WORK TO DO => Quote verbatim every line from the line containing "Write the matplotlib code for this chart." to the line containing "yticks = [0, 2, 4, 6, 8, 10, 12]", inclusive of both, and no other line.

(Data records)
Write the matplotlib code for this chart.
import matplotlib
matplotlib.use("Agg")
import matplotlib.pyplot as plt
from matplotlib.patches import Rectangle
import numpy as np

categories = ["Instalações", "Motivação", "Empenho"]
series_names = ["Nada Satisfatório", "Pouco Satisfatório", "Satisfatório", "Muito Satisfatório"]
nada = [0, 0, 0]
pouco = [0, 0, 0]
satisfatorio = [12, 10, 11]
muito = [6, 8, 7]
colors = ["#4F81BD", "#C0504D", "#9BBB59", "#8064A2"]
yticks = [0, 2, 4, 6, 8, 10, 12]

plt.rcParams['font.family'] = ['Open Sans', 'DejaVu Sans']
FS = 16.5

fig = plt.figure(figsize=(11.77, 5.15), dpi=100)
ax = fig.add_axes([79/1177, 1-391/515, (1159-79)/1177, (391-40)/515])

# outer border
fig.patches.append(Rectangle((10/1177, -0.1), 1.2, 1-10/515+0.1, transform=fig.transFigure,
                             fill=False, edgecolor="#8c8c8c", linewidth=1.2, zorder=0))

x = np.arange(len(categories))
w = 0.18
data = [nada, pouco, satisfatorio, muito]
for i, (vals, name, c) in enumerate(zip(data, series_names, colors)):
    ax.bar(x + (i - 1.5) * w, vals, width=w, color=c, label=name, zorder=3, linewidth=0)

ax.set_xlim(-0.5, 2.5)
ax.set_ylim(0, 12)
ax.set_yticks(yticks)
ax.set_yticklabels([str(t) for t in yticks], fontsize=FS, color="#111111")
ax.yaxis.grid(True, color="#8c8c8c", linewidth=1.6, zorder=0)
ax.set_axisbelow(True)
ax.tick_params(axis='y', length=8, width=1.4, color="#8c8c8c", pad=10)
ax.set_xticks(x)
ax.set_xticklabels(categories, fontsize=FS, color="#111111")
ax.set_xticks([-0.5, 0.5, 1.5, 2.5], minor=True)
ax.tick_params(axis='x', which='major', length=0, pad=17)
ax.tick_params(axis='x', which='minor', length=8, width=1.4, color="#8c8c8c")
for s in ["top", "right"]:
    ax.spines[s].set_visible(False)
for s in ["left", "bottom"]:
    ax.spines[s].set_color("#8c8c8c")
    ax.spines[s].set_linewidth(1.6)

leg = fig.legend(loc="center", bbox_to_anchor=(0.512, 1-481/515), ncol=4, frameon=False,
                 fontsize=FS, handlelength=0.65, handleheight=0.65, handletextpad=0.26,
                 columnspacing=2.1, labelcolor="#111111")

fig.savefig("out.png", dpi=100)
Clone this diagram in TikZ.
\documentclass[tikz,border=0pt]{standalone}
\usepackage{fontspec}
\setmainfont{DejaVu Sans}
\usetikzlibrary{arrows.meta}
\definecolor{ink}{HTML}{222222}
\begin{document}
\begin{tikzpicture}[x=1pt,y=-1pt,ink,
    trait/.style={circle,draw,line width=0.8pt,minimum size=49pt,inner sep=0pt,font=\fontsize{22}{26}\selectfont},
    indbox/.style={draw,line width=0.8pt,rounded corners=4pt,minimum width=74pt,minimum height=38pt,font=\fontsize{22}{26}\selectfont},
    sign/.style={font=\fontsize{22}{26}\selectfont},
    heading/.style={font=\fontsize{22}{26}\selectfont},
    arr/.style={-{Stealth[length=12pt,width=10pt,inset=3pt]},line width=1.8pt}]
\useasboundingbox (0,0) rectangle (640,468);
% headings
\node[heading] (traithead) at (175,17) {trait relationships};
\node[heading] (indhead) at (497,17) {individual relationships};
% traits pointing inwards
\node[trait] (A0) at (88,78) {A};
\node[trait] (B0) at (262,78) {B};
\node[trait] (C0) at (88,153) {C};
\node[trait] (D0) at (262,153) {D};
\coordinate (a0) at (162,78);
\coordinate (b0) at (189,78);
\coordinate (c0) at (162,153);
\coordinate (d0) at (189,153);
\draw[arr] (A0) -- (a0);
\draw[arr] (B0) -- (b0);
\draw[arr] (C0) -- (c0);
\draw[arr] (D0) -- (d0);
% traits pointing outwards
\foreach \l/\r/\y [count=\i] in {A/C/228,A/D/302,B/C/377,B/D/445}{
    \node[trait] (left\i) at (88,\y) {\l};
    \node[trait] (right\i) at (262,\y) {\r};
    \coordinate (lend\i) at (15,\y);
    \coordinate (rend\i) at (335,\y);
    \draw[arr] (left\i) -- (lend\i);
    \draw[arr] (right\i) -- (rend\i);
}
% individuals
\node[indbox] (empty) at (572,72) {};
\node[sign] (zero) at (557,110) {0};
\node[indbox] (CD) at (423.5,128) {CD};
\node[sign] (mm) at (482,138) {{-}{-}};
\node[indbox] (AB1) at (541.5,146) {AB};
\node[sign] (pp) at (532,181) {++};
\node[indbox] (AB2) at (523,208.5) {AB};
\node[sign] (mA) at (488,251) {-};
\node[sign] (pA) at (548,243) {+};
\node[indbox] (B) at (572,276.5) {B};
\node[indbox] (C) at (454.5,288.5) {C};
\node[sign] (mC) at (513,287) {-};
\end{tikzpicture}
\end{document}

* * *

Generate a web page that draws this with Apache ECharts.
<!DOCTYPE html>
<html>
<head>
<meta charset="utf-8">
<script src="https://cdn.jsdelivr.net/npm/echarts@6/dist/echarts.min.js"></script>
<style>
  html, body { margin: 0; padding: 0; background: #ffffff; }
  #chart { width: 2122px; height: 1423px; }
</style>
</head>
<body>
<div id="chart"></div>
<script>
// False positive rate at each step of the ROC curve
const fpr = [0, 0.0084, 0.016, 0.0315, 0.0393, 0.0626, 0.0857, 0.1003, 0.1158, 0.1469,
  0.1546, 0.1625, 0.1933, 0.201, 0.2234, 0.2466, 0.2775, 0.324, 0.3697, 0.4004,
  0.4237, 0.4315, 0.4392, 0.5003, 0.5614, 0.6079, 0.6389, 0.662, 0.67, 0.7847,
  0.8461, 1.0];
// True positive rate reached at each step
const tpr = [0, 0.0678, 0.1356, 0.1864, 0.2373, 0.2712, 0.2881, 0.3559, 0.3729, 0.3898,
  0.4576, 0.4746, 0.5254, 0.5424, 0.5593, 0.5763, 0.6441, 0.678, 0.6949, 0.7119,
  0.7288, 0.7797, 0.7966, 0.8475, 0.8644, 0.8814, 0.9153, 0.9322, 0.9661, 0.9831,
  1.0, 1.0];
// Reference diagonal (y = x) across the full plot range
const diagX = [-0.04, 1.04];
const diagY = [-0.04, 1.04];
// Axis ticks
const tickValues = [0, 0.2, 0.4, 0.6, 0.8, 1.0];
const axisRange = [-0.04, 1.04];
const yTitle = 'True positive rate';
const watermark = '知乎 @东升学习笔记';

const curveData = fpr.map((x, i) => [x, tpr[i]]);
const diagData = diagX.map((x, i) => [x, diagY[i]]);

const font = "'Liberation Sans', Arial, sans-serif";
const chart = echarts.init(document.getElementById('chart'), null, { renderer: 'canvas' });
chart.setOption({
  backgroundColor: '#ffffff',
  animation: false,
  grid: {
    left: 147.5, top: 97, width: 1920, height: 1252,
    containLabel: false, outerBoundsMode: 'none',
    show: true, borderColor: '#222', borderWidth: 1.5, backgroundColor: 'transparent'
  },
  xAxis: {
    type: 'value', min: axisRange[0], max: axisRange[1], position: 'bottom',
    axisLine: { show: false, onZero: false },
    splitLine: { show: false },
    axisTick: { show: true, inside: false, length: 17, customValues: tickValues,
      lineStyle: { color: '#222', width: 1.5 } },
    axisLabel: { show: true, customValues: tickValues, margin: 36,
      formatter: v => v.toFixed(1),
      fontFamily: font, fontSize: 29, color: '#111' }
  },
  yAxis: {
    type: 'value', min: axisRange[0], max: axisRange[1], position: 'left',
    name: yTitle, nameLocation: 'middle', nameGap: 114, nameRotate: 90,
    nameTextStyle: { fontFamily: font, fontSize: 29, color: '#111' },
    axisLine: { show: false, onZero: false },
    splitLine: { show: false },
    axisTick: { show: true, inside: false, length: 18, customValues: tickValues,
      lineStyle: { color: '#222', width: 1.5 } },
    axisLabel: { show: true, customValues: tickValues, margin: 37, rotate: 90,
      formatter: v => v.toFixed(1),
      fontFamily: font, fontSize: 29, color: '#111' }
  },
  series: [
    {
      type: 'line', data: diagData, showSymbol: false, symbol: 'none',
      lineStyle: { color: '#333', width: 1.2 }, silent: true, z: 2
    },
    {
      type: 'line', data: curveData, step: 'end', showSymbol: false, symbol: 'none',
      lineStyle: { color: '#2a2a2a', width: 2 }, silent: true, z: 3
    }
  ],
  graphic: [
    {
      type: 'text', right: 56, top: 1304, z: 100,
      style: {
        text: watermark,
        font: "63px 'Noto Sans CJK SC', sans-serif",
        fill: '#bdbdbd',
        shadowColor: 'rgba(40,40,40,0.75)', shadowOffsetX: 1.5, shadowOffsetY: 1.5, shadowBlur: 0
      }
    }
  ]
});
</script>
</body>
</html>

RESULT OF THE TASK =>
Write the matplotlib code for this chart.
import matplotlib
matplotlib.use("Agg")
import matplotlib.pyplot as plt
from matplotlib.patches import Rectangle
import numpy as np

categories = ["Instalações", "Motivação", "Empenho"]
series_names = ["Nada Satisfatório", "Pouco Satisfatório", "Satisfatório", "Muito Satisfatório"]
nada = [0, 0, 0]
pouco = [0, 0, 0]
satisfatorio = [12, 10, 11]
muito = [6, 8, 7]
colors = ["#4F81BD", "#C0504D", "#9BBB59", "#8064A2"]
yticks = [0, 2, 4, 6, 8, 10, 12]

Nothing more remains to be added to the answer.